Recall that in the 1993 firings of employees at the White House Travel Office, a determination was made early on by the new president Bill Clinton and then-First Lady Hillary Clinton that the Travel Office workers, who served at the pleasure of the president, could be fired and that the Travel Office business, and the commissions that came with it, given to a cousin of President Clinton’s, Catherine Cornelius, who had a travel agency of her own.

But simply handing over government business to a relative would have been politically embarrassing, so the Clintons concocted a story whereby the Travel Office was rife with corruption and the workers there needed to be fired.  An audit was conducted on Travel Office finances, and while the record-keeping at the office was found to have been pretty inadequate, there was no smoking gun of corruption or embezzlement.  No matter.  The FBI was pressured to make arrests, and the local US Attorney was charged with prosecuting the employees for corruption.

White House denials of any scheme, and leaks by those involved, led to a firestorm of media criticism.  Most of the Travel Office employees were eventually given other government jobs or retired.  A prosecution for corruption of the head of the Travel Office, Billy Dale, ended in an acquittal.  Clinton’s cousin was removed as new head of the Travel Office.  A later report written by Independent Counsel Robert Ray concluded that, while she did not make any knowingly-false statements under oath, First Lady Hillary Clinton had made a number of inaccurate statements concerning the firings and her role in them.

In retrospect, it is kind of funny that the Clintons would ever complain about corruption from anyone.  Pot, meet Kettle.  That kind of thing.

But the point is that the initial decision to replace government employees with the president’s cousin, so that she could make commissions from arranging White House travel, was a bad decision.  Everything following that decision — the firings, the made-up charges of corruption, the federal prosecution, and the denials from the Clintons that later proven to be untrue — were an effort to distract people from the initial bad decision.

Fast forward to the fall of 2012, when the State Department repeatedly denied requests by officials at the American consulate in Benghazi for more security.  This was the initial bad decision from which flowed all other obfuscations.

Who would make such a bad decision?  In his recent congressional testimony, consulate security officer Eric Nordstrom blamed Secretary of State Hillary Clinton, pointing to a memo signed by Secretary Clinton, denying additional security.

What would lead Clinton to make such a bad decision?  Remember that in the summer of 2008, when her presidential campaign had ended and the Russians invaded South Ossetia, Hillary Clinton was formulating what would later be her “reset” policy towards Russia.  Such a policy assumed that whatever frostiness existed between the United States and Russia had been caused by American belligerence.  If only the American side would initiate a fresh “reset,” then the Russians would be more accommodative to United States interests, like our policies concerning Iran’s nukes.

It may be difficult to grasp, but liberals, Hillary Clinton included, actually believe that bullies like Russia can be appeased by weakness of others, hence the “reset” policy towards Russia, and the later denial of more security for the consulate at Benghazi.  Clinton probably thought that a strong American military presence at the Benghazi consulate would be provocative.

Obviously this was a bad decision.  On September 11, 2012, the American consulate was attacked and overrun by terrorists in a planned, coordinated attack.  While under attack, officials at the consulate called for help, which could have made it from Italy in time.  But if provided, this military help would have highlighted the earlier, bad decision to keep security there weak, so the request for military help during the attack was denied.

When the smoke had cleared, an American ambassador and three other Americans were dead.  Anything besides a narrative that this attack was a spontaneous uprising because of an anti-Muslim You Tube video would have led people to question the initial, bad decision by the State Department to keep consulate security weak to begin with.  The following week, UN Representative Susan Rice appeared on five television news shows to reiterate the story that the deaths were caused by a spontaneous uprising related to the video.

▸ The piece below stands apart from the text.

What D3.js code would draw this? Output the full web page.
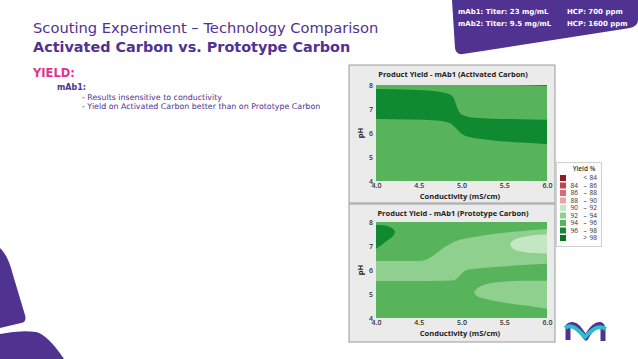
<!DOCTYPE html>
<html>
<head>
<meta charset="utf-8">
<script src="https://cdn.jsdelivr.net/npm/d3@7"></script>
<style>
  body { margin: 0; background: #fff; }
  svg { display: block; font-family: "DejaVu Sans", Verdana, sans-serif; }
  .axis text { font-family: "Open Sans", sans-serif; font-size: 7px; font-weight: 600; fill: #333; }
  .axis .domain { display: none; }
  .panel-title, .axis-label { font-family: "Open Sans", sans-serif; font-weight: 700; fill: #222; }
  .legend text { font-family: "Open Sans", sans-serif; font-size: 6.5px; fill: #333; }
</style>
</head>
<body>
<svg id="chart" width="638" height="359"></svg>
<script>
// ticks
const condTicks = [4.0, 4.5, 5.0, 5.5, 6.0]
const phTicks = [4, 5, 6, 7, 8]

// legend
const legendRanges = [["", "<", "84"], ["84", "–", "86"], ["86", "–", "88"], ["88", "–", "90"],
                      ["90", "–", "92"], ["92", "–", "94"], ["94", "–", "96"], ["96", "–", "98"], ["", ">", "98"]]
const legendColors = ["#8c1d24", "#c2434b", "#d96c72", "#eba3a7", "#c3e6c3", "#8fd08f", "#57b45b", "#0f8a30", "#0a7326"]

// Activated Carbon: boundaries of the 96-98 band, [conductivity, pH]
const actBandUpper = [[4.0, 7.83], [4.4, 7.8], [4.7, 7.74], [4.85, 7.62], [4.91, 7.45], [4.94, 7.15],
                      [4.97, 6.9], [5.02, 6.74], [5.15, 6.64], [5.6, 6.58], [6.0, 6.55]]
const actBandLower = [[4.0, 6.58], [4.4, 6.56], [4.7, 6.52], [4.86, 6.42], [4.93, 6.22], [4.99, 6.0],
                      [5.07, 5.85], [5.35, 5.7], [5.7, 5.6], [6.0, 5.53]]
const actCorner = [[5.65, 8.0], [5.85, 7.98], [6.0, 7.96]]

// Prototype Carbon: 92-94 band and closed regions
const protoBandUpper = [[4.0, 6.37], [4.5, 6.38], [4.6, 6.45], [4.68, 6.62], [4.8, 6.95], [4.92, 7.18],
                        [5.15, 7.37], [5.55, 7.57], [6.0, 7.71]]
const protoBandLower = [[4.0, 5.54], [4.6, 5.54], [4.9, 5.56], [4.97, 5.72], [5.02, 5.92], [5.11, 6.03],
                        [5.5, 6.15], [6.0, 6.26]]
const protoLobeHigh = [[5.57, 7.07], [5.6, 7.22], [5.68, 7.34], [5.82, 7.44], [6.0, 7.49], [6.15, 7.5],
                       [6.15, 6.68], [6.0, 6.69], [5.82, 6.71], [5.68, 6.78], [5.6, 6.9]]
const protoLobeLow = [[5.15, 5.05], [5.2, 5.28], [5.31, 5.43], [5.55, 5.53], [6.0, 5.55], [6.15, 5.55],
                      [6.15, 4.35], [6.0, 4.39], [5.75, 4.52], [5.5, 4.64], [5.3, 4.78], [5.19, 4.9]]
const protoBlob = [[3.9, 7.88], [4.0, 7.87], [4.1, 7.85], [4.18, 7.76], [4.22, 7.6], [4.2, 7.42],
                   [4.12, 7.2], [4.04, 6.98], [3.95, 6.82], [3.85, 6.9]]

const purple = "#503291"
const c90 = legendColors[4], c92 = legendColors[5], c94 = legendColors[6], c96 = legendColors[7]

const svg = d3.select("#chart")

// header banner
svg.append("path")
  .attr("d", "M452,0 H638 V20 Q638,26 630,28 L463,54 Q456,55 455,48 Z")
  .attr("fill", purple)
const banner = [["mAb1: Titer: 23 mg/mL", "HCP: 700 ppm", 14], ["mAb2: Titer: 9.5 mg/mL", "HCP: 1600 ppm", 26]]
banner.forEach(r => {
  svg.append("text").attr("x", 458).attr("y", r[2]).text(r[0])
    .attr("fill", "#fff").attr("font-size", 7).attr("font-weight", "bold")
  svg.append("text").attr("x", 567).attr("y", r[2]).text(r[1])
    .attr("fill", "#fff").attr("font-size", 7).attr("font-weight", "bold")
})

// titles and notes
svg.append("text").attr("x", 33).attr("y", 33).attr("font-size", 14.7).attr("fill", purple)
  .text("Scouting Experiment – Technology Comparison")
svg.append("text").attr("x", 33).attr("y", 52).attr("font-size", 14.4).attr("font-weight", "bold").attr("fill", purple)
  .text("Activated Carbon vs. Prototype Carbon")
svg.append("text").attr("x", 33).attr("y", 77).attr("font-size", 11.5).attr("font-weight", "bold").attr("fill", "#e0338f")
  .text("YIELD:")
svg.append("text").attr("x", 57).attr("y", 90).attr("font-size", 8).attr("font-weight", "bold").attr("fill", purple)
  .text("mAb1:")
svg.append("text").attr("x", 82).attr("y", 100).attr("font-size", 7.9).attr("fill", purple)
  .text("- Results insensitive to conductivity")
svg.append("text").attr("x", 82).attr("y", 109).attr("font-size", 7.9).attr("fill", purple)
  .text("- Yield on Activated Carbon better than on Prototype Carbon")

// decorative shapes
svg.append("path").attr("d", "M0,248 Q8,255 13,275 L25,315 Q27,322 21,323 L0,328 Z").attr("fill", purple)
svg.append("path").attr("d", "M0,334 Q20,330 36,332 Q48,335 64,359 L0,359 Z").attr("fill", purple)

// logo
const logo = svg.append("g")
logo.append("path").attr("d", "M568,340 L568,326 Q574,322 580,330 L586,338 Q591,328 597,325 Q603,323 603,330 L603,341")
  .attr("fill", "none").attr("stroke", purple).attr("stroke-width", 5).attr("stroke-linejoin", "round")
logo.append("path").attr("d", "M565,328 C572,323 578,330 585,337 C591,331 597,324 606,329")
  .attr("fill", "none").attr("stroke", "#2dbecd").attr("stroke-width", 4)

function drawPanel(p) {
  const x = d3.scaleLinear().domain([4, 6]).range([376, 547])
  const y = d3.scaleLinear().domain([4, 8]).range([p.bottom, p.top])
  const g = svg.append("g")

  g.append("rect").attr("x", 349).attr("y", p.boxTop).attr("width", 206).attr("height", 138)
    .attr("fill", "#ebebeb").attr("stroke", "#9a9a9a")

  svg.append("clipPath").attr("id", p.id).append("rect")
    .attr("x", x(4)).attr("y", y(8)).attr("width", x(6) - x(4)).attr("height", y(4) - y(8))
  const plot = g.append("g").attr("clip-path", `url(#${p.id})`)
  plot.append("rect")
    .attr("x", x(4)).attr("y", y(8)).attr("width", x(6) - x(4)).attr("height", y(4) - y(8))
    .attr("fill", c94)

  const below = d3.area().x(d => x(d[0])).y0(y(4)).y1(d => y(d[1])).curve(d3.curveMonotoneX)
  const above = d3.area().x(d => x(d[0])).y0(y(8)).y1(d => y(d[1])).curve(d3.curveMonotoneX)
  const closed = d3.line().x(d => x(d[0])).y(d => y(d[1])).curve(d3.curveCatmullRomClosed.alpha(0.5))

  p.layers.forEach(l => {
    const gen = l.kind === "below" ? below : l.kind === "above" ? above : closed
    plot.append("path").datum(l.data).attr("d", gen).attr("fill", l.color)
  })

  g.append("g").attr("class", "axis").attr("transform", `translate(${x(4)},0)`)
    .call(d3.axisLeft(y).tickValues(phTicks).tickFormat(d3.format("d")).tickSize(0).tickPadding(3))
  g.append("g").attr("class", "axis").attr("transform", `translate(0,${y(4)})`)
    .call(d3.axisBottom(x).tickValues(condTicks).tickFormat(d3.format(".1f")).tickSize(0).tickPadding(2))

  g.append("text").attr("class", "panel-title").attr("x", 453).attr("y", p.boxTop + 12)
    .attr("text-anchor", "middle").attr("font-size", 7.5).text(p.title)
  g.append("text").attr("class", "axis-label").attr("x", 460).attr("y", y(4) + 18)
    .attr("text-anchor", "middle").attr("font-size", 7.5).text("Conductivity (mS/cm)")
  g.append("text").attr("class", "axis-label").attr("text-anchor", "middle").attr("font-size", 7.5)
    .attr("transform", `translate(363,${(y(4) + y(8)) / 2}) rotate(-90)`).text("pH")
}

drawPanel({
  id: "clipTop", boxTop: 65, top: 85, bottom: 181,
  title: "Product Yield - mAb1 (Activated Carbon)",
  layers: [
    {kind: "below", data: actBandUpper, color: c96},
    {kind: "below", data: actBandLower, color: c94},
    {kind: "above", data: actCorner, color: c96}
  ]
})
drawPanel({
  id: "clipBottom", boxTop: 204, top: 222, bottom: 318,
  title: "Product Yield - mAb1 (Prototype Carbon)",
  layers: [
    {kind: "below", data: protoBandUpper, color: c92},
    {kind: "below", data: protoBandLower, color: c94},
    {kind: "closed", data: protoLobeHigh, color: c90},
    {kind: "closed", data: protoLobeLow, color: c92},
    {kind: "closed", data: protoBlob, color: c96}
  ]
})

// legend
const legend = svg.append("g").attr("class", "legend")
legend.append("rect").attr("x", 556.5).attr("y", 162.5).attr("width", 45).attr("height", 84)
  .attr("fill", "#fdfdfd").attr("stroke", "#d0d0d0")
legend.append("text").attr("x", 584).attr("y", 170.5).attr("text-anchor", "middle").attr("font-weight", 600).text("Yield %")
legendRanges.forEach((r, i) => {
  const cy = 178 + i * 7.5
  legend.append("rect").attr("x", 560).attr("y", cy - 3).attr("width", 6).attr("height", 6).attr("fill", legendColors[i])
  legend.append("text").attr("x", 578).attr("y", cy + 2.3).attr("text-anchor", "end").text(r[0])
  legend.append("text").attr("x", 585).attr("y", cy + 2.3).attr("text-anchor", "middle").text(r[1])
  legend.append("text").attr("x", 597).attr("y", cy + 2.3).attr("text-anchor", "end").text(r[2])
})
</script>
</body>
</html>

A few days later, President Obama stated at a forum hosted by Univision, and again later at the United Nations, that the Benghazi attacks were provoked by the video.

President Obama and Secretary Clinton even filmed their own public service announcement, played in Pakistan, apologizing for a private American production of the anti-Muslim video and calling for calm.  This PSA later became a self-fulfilling prophecy, when its reference to an anti-Muslim video caused riots in Pakistan that led to the deaths of 18, and scores of injured Pakistanis.

All these actions were taken to distract people from the initial, bad decision made by Secretary Clinton to keep consulate security in Benghazi weak.  Apparently, when defending a bad decision by Hillary Clinton, anything goes.  The standard operating procedure was apparent as far back as 1993.